Schlesinger Remembers

Schlesinger savored his Kennedy friendship. He is the third man in the evocative photograph of Marilyn Monroe and John and Robert Kennedy taken after JFK's Madison Square Garden birthday celebration in 1962. "I do not think I have seen anyone so beautiful; I was enchanted by her manner and her wit, at once so masked, so ingenuous and so penetrating," Schlesinger wrote of Monroe. "But one felt a terrible unreality about her -- as if talking to someone under water."

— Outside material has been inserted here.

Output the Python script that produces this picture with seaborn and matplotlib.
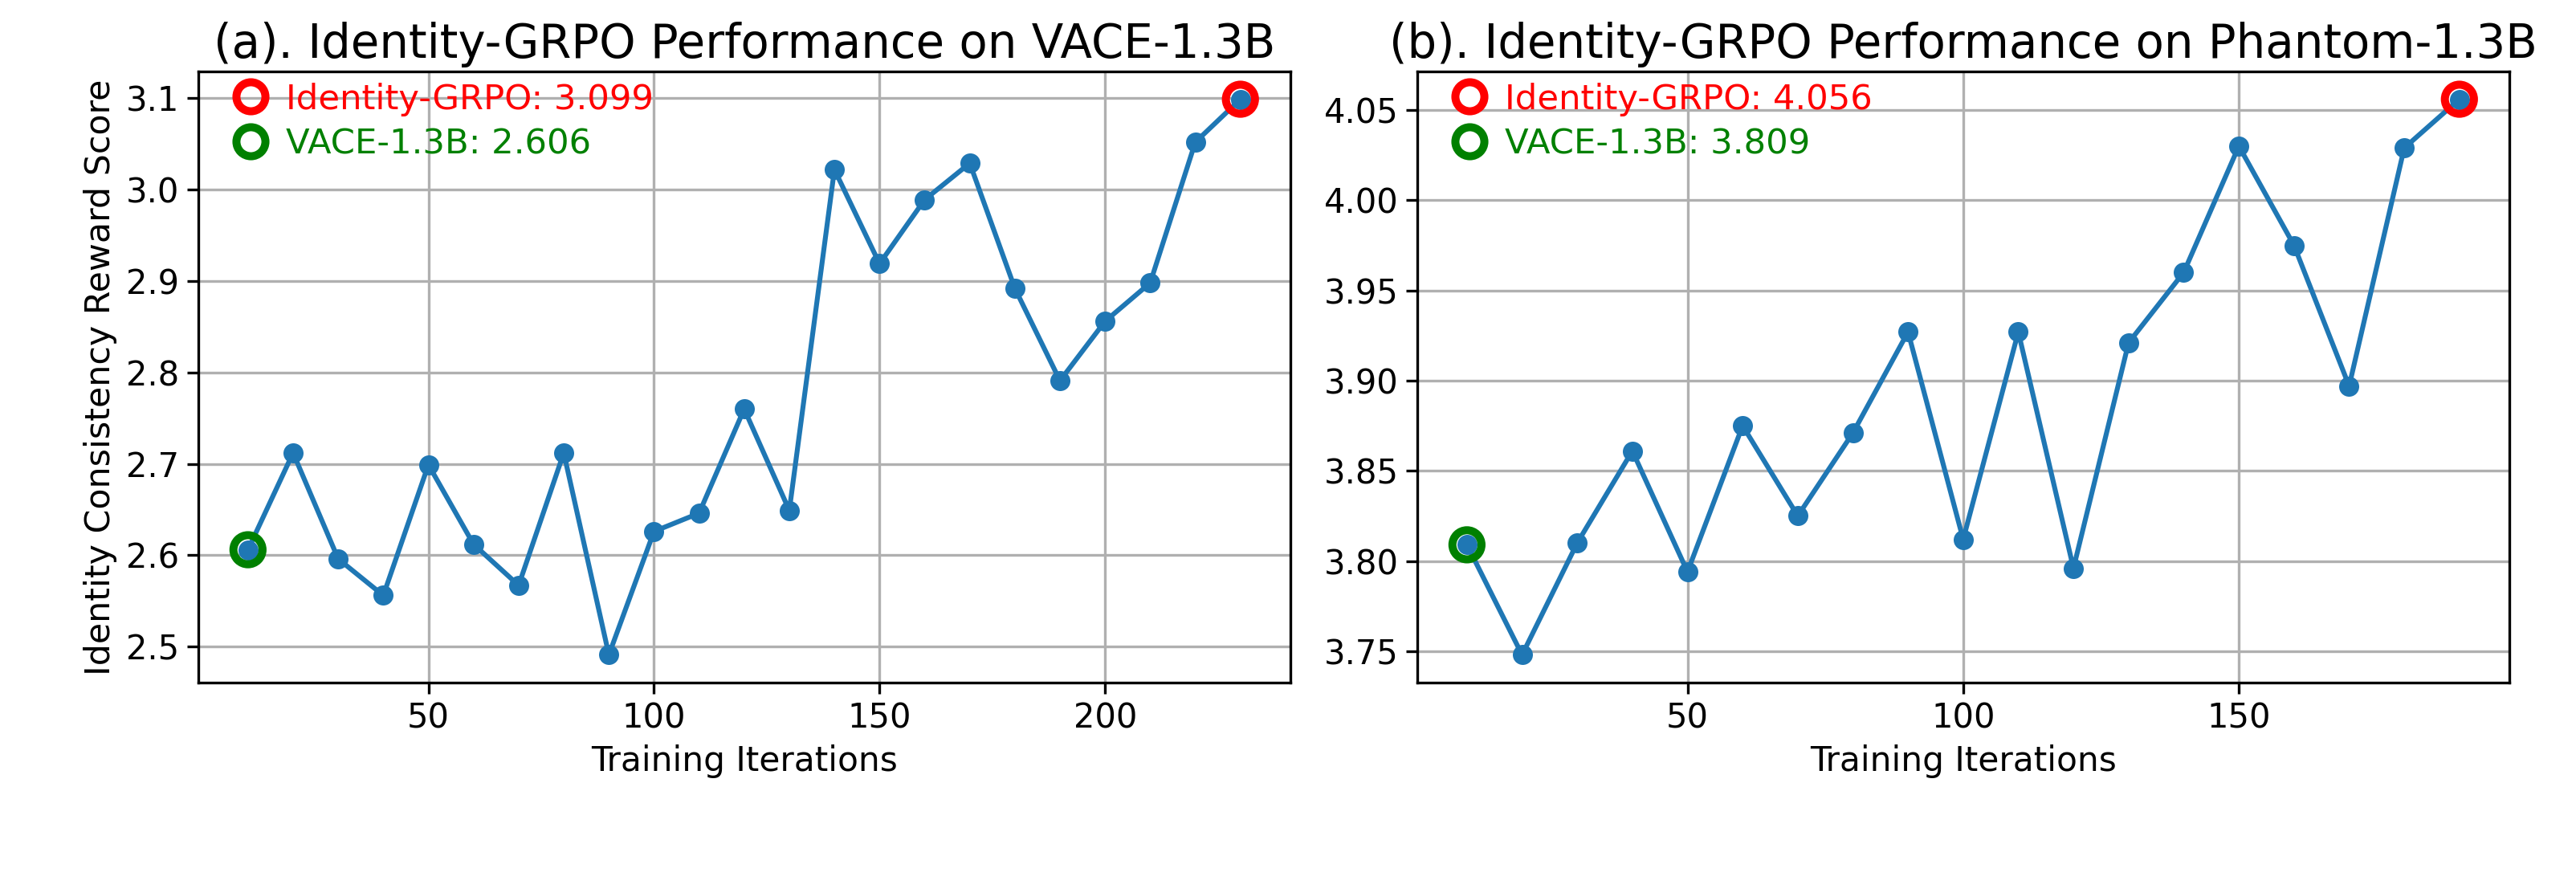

For Schlesinger, Dallas was a personal and political tragedy. He had lost a friend and a man he believed a great president. He could never really warm to Lyndon Johnson and became a sentry of Camelot. On Air Force One at Love Field, Johnson asked Kennedy aide Kenny O'Donnell to bring Mrs. Kennedy forward for the swearing-in. O'Donnell hesitated. Coldly, Johnson said, "When I tell you to do something, I want it done -- and fast." Back in Washington that night, Adlai Stevenson, long ambivalent about Kennedy, arrived at the White House, where, Schlesinger said, "we were all sitting around in various stages and forms of distress. Stevenson came in, smiling and chipper, as if nothing at all had happened. . . . He may well now feel that he will have a freer hand, and perhaps more influence, under Johnson than under Kennedy. In any case, it is a most disappointing reaction, and one that it will take me long to forgive."
Over lunch at the Century Association in 1977, Kissinger told Schlesinger that "Donald Rumsfeld was the rottenest person he had known in government -- that it was Rumsfeld who, in pursuit of his own ambitions, had set Kissinger and [Secretary of Defense James R.] Schlesinger against each other, and had persuaded Ford to make George Bush head of the CIA so he would be extinguished as the vice presidential candidate in 1976 (and thereby, Henry added, probably lost Ford the election)." After Anwar Sadat's funeral in 1981 -- at President Reagan's request, Nixon, Ford and Carter went together -- Kissinger told Schlesinger, "As soon as we got into the plane, Nixon was his old self again, trying to manipulate everybody and everything, dropping poisonous remarks, doing his best to set people against each other. Later, when we were in a car by ourselves, Ford said to me, 'Sometimes I wish I had never pardoned that son of a bitch.' "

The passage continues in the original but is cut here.